In the Hindu social system, eight types of marriage are described. These are Brahma, Daiva, Arsha, Prajapatya, Gandharva, Asura, Rakshasa, and Paisacha. The first four types of marriages were socially sanctioned, whereas the latter four were socially disapproved.
Among the last four , the Rakshasa form of marriage was performed by abducting the bride. The question is raised, how did the practice of Rakshasa marriage start in the past? The answer to this has been provided by the British anthropologist Audrey Richards.

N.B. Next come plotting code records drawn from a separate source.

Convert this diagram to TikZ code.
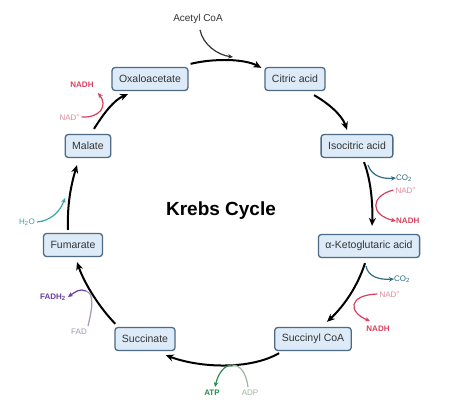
\documentclass[tikz,border=0pt]{standalone}
\usepackage{fontspec}
\setmainfont{Liberation Sans}
\usetikzlibrary{arrows.meta}
\definecolor{boxfill}{HTML}{DDEBF8}
\definecolor{boxline}{HTML}{4E6B86}
\definecolor{txt}{HTML}{333333}
\definecolor{redA}{HTML}{D8405E}
\definecolor{redB}{HTML}{E38A9C}
\definecolor{coblue}{HTML}{2F6C8C}
\definecolor{teal}{HTML}{3AA6A6}
\definecolor{purp}{HTML}{6A3E9E}
\definecolor{purpl}{HTML}{A596B8}
\definecolor{grn}{HTML}{2E8B4F}
\definecolor{grnl}{HTML}{9DB79F}
\tikzset{
  mol/.style={draw=boxline, fill=boxfill, line width=1.3pt, rounded corners=3pt,
    inner xsep=7pt, minimum height=23pt, font=\fontsize{10.5}{12}\selectfont, text=txt},
  cyc/.style={line width=2pt, -{Stealth[length=8pt,width=7pt]}},
  side/.style={line width=1.2pt, -{Stealth[length=5pt,width=4.5pt]}},
  lab/.style={font=\fontsize{8}{9}\selectfont, inner sep=0pt},
  labb/.style={font=\fontsize{8}{9}\selectfont\bfseries, inner sep=0pt},
}
\begin{document}
\begin{tikzpicture}[x=1pt,y=-1pt]
\useasboundingbox (0,0) rectangle (474,407);
\fill[white] (0,0) rectangle (474,407);

\node[mol] (oxa) at (150,79) {Oxaloacetate};
\node[mol] (cit) at (295,79) {Citric acid};
\node[mol] (iso) at (357,146) {Isocitric acid};
\node[mol] (ak)  at (369,246) {α-Ketoglutaric acid};
\node[mol] (sca) at (313,339) {Succinyl CoA};
\node[mol] (suc) at (145,339) {Succinate};
\node[mol] (fum) at (73,245) {Fumarate};
\node[mol] (mal) at (88,146) {Malate};

\node[font=\fontsize{19}{22}\selectfont\bfseries, text=black] (title) at (221,211) {Krebs Cycle};

% main cycle
\draw[cyc] ([shift={(2,-3)}]oxa.north east) .. controls (215,58) and (245,59) .. ([shift={(-3,1)}]cit.north west);
\draw[cyc] ([shift={(19,4)}]cit.south) .. controls (328,103) and (342,115) .. ([shift={(-10,-4)}]iso.north);
\draw[cyc] ([shift={(7,4)}]iso.south) .. controls (371,180) and (373,205) .. ([shift={(3,-8)}]ak.north);
\draw[cyc] ([shift={(-4,5)}]ak.south) .. controls (358,285) and (345,305) .. ([shift={(14,-5)}]sca.north);
\draw[cyc] ([shift={(5,2)}]sca.south west) .. controls (250,370) and (200,368) .. ([shift={(-10,4)}]suc.south east);
\draw[cyc] ([shift={(1,-3)}]suc.north west) .. controls (100,308) and (85,285) .. ([shift={(4,5)}]fum.south);
\draw[cyc] ([shift={(-5,-3)}]fum.north) .. controls (67,205) and (71,185) .. ([shift={(-11,7)}]mal.south);
\draw[cyc] ([shift={(6,-5)}]mal.north) .. controls (104,113) and (114,100) .. ([shift={(-22,3)}]oxa.south);

% Acetyl CoA
\node[font=\fontsize{10}{12}\selectfont, text=txt, inner sep=0pt] (acc) at (198,19) {Acetyl CoA};
\coordinate (accend) at (233,57);
\draw[side, draw=txt] ([shift={(2,6)}]acc.south) .. controls (203,45) and (218,55) .. (accend);

% Isocitric -> alpha-KG side products
\node[lab, text=coblue, anchor=west] (co1) at (396,178) {CO\textsubscript{2}};
\node[lab, text=redB] (nad1) at (406,190) {NAD\textsuperscript{+}};
\node[labb, text=redA, anchor=west] (nadh1) at (396,221) {NADH};
\draw[side, draw=coblue] (368,165) .. controls (372,177) and (384,179) .. (co1.west);
\draw[side, draw=redA] ([xshift=-2pt]nad1.west) .. controls (370,196) and (370,215) .. (nadh1.west);

% alpha-KG -> Succinyl CoA side products
\node[lab, text=coblue, anchor=west] (co2) at (394,279) {CO\textsubscript{2}};
\node[lab, text=redB] (nad2) at (390,294) {NAD\textsuperscript{+}};
\node[labb, text=redA] (nadh2) at (378,329) {NADH};
\draw[side, draw=coblue] (366,266) .. controls (368,277) and (380,280) .. (co2.west);
\draw[side, draw=redA] ([xshift=-2pt]nad2.west) .. controls (348,295) and (348,312) .. ([shift={(-8,-5)}]nadh2.north);

% Succinyl CoA -> Succinate : ATP / ADP
\node[labb, text=grn] (atp) at (212,393) {ATP};
\node[lab, text=grnl] (adp) at (250,393) {ADP};
\coordinate (peak) at (232,365);
\draw[line width=1.2pt, draw=grnl] ([shift={(-2,-3)}]adp.north) .. controls (246,372) and (240,365) .. (peak);
\draw[side, draw=grn] (peak) .. controls (224,365) and (218,374) .. ([shift={(3,-3)}]atp.north);

% Succinate -> Fumarate : FAD / FADH2
\node[lab, text=purpl] (fad) at (79,332) {FAD};
\node[labb, text=purp] (fadh) at (53,297) {FADH\textsubscript{2}};
\coordinate (fmid) at (86,291);
\draw[line width=1.2pt, draw=purpl] ([shift={(9,-3)}]fad.north) .. controls (93,305) and (94,294) .. (fmid);
\draw[side, draw=purp] (fmid) .. controls (80,288) and (75,292) .. ([xshift=2pt]fadh.east);

% Fumarate -> Malate : H2O
\node[lab, text=teal] (h2o) at (27,222) {H\textsubscript{2}O};
\coordinate (h2oend) at (65,198);
\draw[side, draw=teal] ([xshift=2pt]h2o.east) .. controls (50,221) and (60,212) .. (h2oend);

% Malate -> Oxaloacetate : NAD+ / NADH
\node[lab, text=redB] (nad3) at (70,117) {NAD\textsuperscript{+}};
\node[labb, text=redA] (nadh3) at (82,85) {NADH};
\draw[side, draw=redA] ([xshift=1pt]nad3.east) .. controls (100,118) and (108,106) .. ([shift={(16,5)}]nadh3.south);
\end{tikzpicture}
\end{document}
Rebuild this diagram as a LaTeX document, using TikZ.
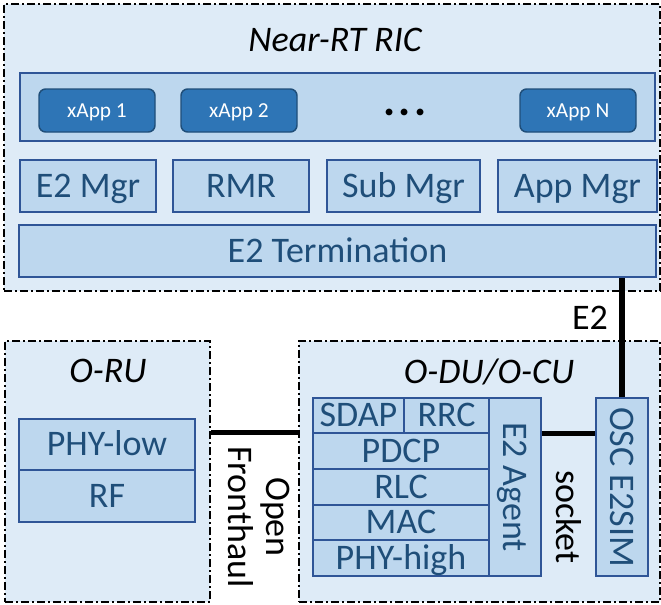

Audrey Richards has, on the basis of her research among Africans, pointed out that psychologists and anthropologists have often overrated the role of sex, hunger being, in reality, a more fundamental and compulsive drive than sex in exogamy, i.e., marriage outside the tribe than their own.
In hunting and food-gathering societies, food was difficult to obtain. Women and children were generally a burden in such societies, particularly those which relied more on hunting. This could have led to female infanticide, which in consequence, would lead to female scarcity. This must have led to marriage by capture and, as the next step – since such capture had to be effected from the outside tribe – to exogamy. Thus food scarcity may be, historically speaking, a probable cause of exogamy and marriage by capture.
To conclude, due to the universal fear of the strange, the novel, and the unknown, almost all the Indian tribes are endogamous.